What is needed
Without the pictures, return all of the material exactly as written.

————

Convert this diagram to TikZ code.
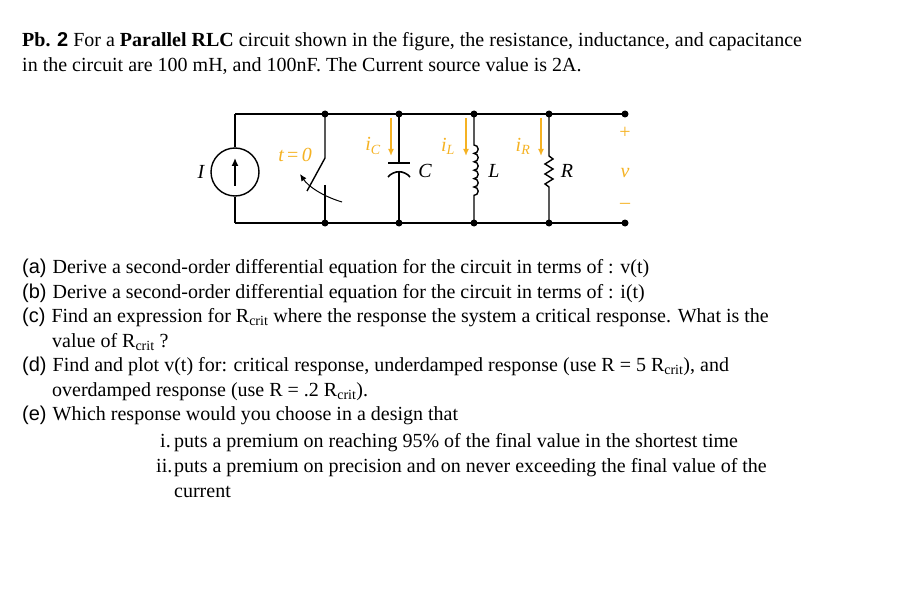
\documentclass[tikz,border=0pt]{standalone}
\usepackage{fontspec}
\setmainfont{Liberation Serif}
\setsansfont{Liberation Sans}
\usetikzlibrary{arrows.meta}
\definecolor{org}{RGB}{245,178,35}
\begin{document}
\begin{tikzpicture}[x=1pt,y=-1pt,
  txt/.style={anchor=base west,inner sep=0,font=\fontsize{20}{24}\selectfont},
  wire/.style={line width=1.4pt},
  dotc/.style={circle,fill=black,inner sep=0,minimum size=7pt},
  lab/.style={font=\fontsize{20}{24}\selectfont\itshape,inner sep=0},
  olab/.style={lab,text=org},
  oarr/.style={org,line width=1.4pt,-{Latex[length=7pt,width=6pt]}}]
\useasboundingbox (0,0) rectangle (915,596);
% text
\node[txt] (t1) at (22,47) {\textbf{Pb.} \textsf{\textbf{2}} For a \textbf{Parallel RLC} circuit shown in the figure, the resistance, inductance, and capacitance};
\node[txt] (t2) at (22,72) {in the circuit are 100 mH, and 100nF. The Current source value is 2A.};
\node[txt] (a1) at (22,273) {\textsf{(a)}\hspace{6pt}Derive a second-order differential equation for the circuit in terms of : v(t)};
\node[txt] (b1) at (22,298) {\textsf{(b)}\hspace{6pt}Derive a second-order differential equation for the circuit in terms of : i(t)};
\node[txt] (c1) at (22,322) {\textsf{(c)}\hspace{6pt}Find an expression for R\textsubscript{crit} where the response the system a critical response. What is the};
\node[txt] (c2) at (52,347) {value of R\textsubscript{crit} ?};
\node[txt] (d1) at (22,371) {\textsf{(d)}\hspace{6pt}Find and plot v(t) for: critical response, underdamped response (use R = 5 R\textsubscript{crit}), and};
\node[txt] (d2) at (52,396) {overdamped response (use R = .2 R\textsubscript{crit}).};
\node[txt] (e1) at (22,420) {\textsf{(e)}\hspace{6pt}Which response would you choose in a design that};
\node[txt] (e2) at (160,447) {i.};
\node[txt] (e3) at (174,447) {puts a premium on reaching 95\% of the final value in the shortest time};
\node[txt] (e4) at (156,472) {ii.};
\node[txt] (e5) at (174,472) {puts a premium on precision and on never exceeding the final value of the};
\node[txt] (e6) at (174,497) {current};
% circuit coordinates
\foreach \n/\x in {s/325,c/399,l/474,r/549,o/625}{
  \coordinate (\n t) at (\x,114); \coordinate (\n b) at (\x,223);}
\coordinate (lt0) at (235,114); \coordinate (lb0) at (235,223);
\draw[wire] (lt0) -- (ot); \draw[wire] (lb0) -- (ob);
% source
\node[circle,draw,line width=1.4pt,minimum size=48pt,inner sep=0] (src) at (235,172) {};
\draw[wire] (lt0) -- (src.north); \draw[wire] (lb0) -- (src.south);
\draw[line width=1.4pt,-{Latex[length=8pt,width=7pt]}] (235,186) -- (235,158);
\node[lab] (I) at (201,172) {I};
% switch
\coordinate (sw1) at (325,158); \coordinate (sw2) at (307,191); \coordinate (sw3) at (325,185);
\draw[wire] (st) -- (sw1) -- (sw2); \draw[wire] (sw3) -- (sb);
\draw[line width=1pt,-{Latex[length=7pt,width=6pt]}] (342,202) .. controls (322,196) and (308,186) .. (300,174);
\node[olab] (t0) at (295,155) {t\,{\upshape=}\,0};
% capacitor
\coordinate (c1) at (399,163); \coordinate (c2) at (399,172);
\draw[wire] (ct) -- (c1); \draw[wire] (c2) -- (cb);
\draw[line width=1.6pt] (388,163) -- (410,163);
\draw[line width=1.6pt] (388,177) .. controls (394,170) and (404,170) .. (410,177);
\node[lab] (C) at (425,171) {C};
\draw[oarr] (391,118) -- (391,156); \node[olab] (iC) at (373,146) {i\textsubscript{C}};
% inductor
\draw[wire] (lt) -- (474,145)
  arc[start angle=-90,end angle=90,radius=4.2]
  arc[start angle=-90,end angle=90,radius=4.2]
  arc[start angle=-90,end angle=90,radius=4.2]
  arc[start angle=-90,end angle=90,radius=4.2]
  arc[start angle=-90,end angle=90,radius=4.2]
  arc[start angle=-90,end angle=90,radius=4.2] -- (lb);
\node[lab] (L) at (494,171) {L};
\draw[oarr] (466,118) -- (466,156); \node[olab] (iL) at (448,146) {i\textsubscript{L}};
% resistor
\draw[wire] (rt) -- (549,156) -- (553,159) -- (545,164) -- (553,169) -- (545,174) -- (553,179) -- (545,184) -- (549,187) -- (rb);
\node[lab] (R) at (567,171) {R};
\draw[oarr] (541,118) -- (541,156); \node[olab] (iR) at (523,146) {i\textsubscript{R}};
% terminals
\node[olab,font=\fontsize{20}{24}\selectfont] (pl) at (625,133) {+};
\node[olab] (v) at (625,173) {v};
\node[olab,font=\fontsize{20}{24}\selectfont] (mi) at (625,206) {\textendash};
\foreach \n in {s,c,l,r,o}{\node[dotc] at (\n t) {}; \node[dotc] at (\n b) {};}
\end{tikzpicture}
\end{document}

————

Exercise answer
Convert this diagram to TikZ code.
\documentclass[tikz,border=0pt]{standalone}
\usepackage{fontspec}
\setmainfont{Liberation Serif}
\setsansfont{Liberation Sans}
\usetikzlibrary{arrows.meta}
\definecolor{org}{RGB}{245,178,35}
\begin{document}
\begin{tikzpicture}[x=1pt,y=-1pt,
  txt/.style={anchor=base west,inner sep=0,font=\fontsize{20}{24}\selectfont},
  wire/.style={line width=1.4pt},
  dotc/.style={circle,fill=black,inner sep=0,minimum size=7pt},
  lab/.style={font=\fontsize{20}{24}\selectfont\itshape,inner sep=0},
  olab/.style={lab,text=org},
  oarr/.style={org,line width=1.4pt,-{Latex[length=7pt,width=6pt]}}]
\useasboundingbox (0,0) rectangle (915,596);
% text
\node[txt] (t1) at (22,47) {\textbf{Pb.} \textsf{\textbf{2}} For a \textbf{Parallel RLC} circuit shown in the figure, the resistance, inductance, and capacitance};
\node[txt] (t2) at (22,72) {in the circuit are 100 mH, and 100nF. The Current source value is 2A.};
\node[txt] (a1) at (22,273) {\textsf{(a)}\hspace{6pt}Derive a second-order differential equation for the circuit in terms of : v(t)};
\node[txt] (b1) at (22,298) {\textsf{(b)}\hspace{6pt}Derive a second-order differential equation for the circuit in terms of : i(t)};
\node[txt] (c1) at (22,322) {\textsf{(c)}\hspace{6pt}Find an expression for R\textsubscript{crit} where the response the system a critical response. What is the};
\node[txt] (c2) at (52,347) {value of R\textsubscript{crit} ?};
\node[txt] (d1) at (22,371) {\textsf{(d)}\hspace{6pt}Find and plot v(t) for: critical response, underdamped response (use R = 5 R\textsubscript{crit}), and};
\node[txt] (d2) at (52,396) {overdamped response (use R = .2 R\textsubscript{crit}).};
\node[txt] (e1) at (22,420) {\textsf{(e)}\hspace{6pt}Which response would you choose in a design that};
\node[txt] (e2) at (160,447) {i.};
\node[txt] (e3) at (174,447) {puts a premium on reaching 95\% of the final value in the shortest time};
\node[txt] (e4) at (156,472) {ii.};
\node[txt] (e5) at (174,472) {puts a premium on precision and on never exceeding the final value of the};
\node[txt] (e6) at (174,497) {current};
% circuit coordinates
\foreach \n/\x in {s/325,c/399,l/474,r/549,o/625}{
  \coordinate (\n t) at (\x,114); \coordinate (\n b) at (\x,223);}
\coordinate (lt0) at (235,114); \coordinate (lb0) at (235,223);
\draw[wire] (lt0) -- (ot); \draw[wire] (lb0) -- (ob);
% source
\node[circle,draw,line width=1.4pt,minimum size=48pt,inner sep=0] (src) at (235,172) {};
\draw[wire] (lt0) -- (src.north); \draw[wire] (lb0) -- (src.south);
\draw[line width=1.4pt,-{Latex[length=8pt,width=7pt]}] (235,186) -- (235,158);
\node[lab] (I) at (201,172) {I};
% switch
\coordinate (sw1) at (325,158); \coordinate (sw2) at (307,191); \coordinate (sw3) at (325,185);
\draw[wire] (st) -- (sw1) -- (sw2); \draw[wire] (sw3) -- (sb);
\draw[line width=1pt,-{Latex[length=7pt,width=6pt]}] (342,202) .. controls (322,196) and (308,186) .. (300,174);
\node[olab] (t0) at (295,155) {t\,{\upshape=}\,0};
% capacitor
\coordinate (c1) at (399,163); \coordinate (c2) at (399,172);
\draw[wire] (ct) -- (c1); \draw[wire] (c2) -- (cb);
\draw[line width=1.6pt] (388,163) -- (410,163);
\draw[line width=1.6pt] (388,177) .. controls (394,170) and (404,170) .. (410,177);
\node[lab] (C) at (425,171) {C};
\draw[oarr] (391,118) -- (391,156); \node[olab] (iC) at (373,146) {i\textsubscript{C}};
% inductor
\draw[wire] (lt) -- (474,145)
  arc[start angle=-90,end angle=90,radius=4.2]
  arc[start angle=-90,end angle=90,radius=4.2]
  arc[start angle=-90,end angle=90,radius=4.2]
  arc[start angle=-90,end angle=90,radius=4.2]
  arc[start angle=-90,end angle=90,radius=4.2]
  arc[start angle=-90,end angle=90,radius=4.2] -- (lb);
\node[lab] (L) at (494,171) {L};
\draw[oarr] (466,118) -- (466,156); \node[olab] (iL) at (448,146) {i\textsubscript{L}};
% resistor
\draw[wire] (rt) -- (549,156) -- (553,159) -- (545,164) -- (553,169) -- (545,174) -- (553,179) -- (545,184) -- (549,187) -- (rb);
\node[lab] (R) at (567,171) {R};
\draw[oarr] (541,118) -- (541,156); \node[olab] (iR) at (523,146) {i\textsubscript{R}};
% terminals
\node[olab,font=\fontsize{20}{24}\selectfont] (pl) at (625,133) {+};
\node[olab] (v) at (625,173) {v};
\node[olab,font=\fontsize{20}{24}\selectfont] (mi) at (625,206) {\textendash};
\foreach \n in {s,c,l,r,o}{\node[dotc] at (\n t) {}; \node[dotc] at (\n b) {};}
\end{tikzpicture}
\end{document}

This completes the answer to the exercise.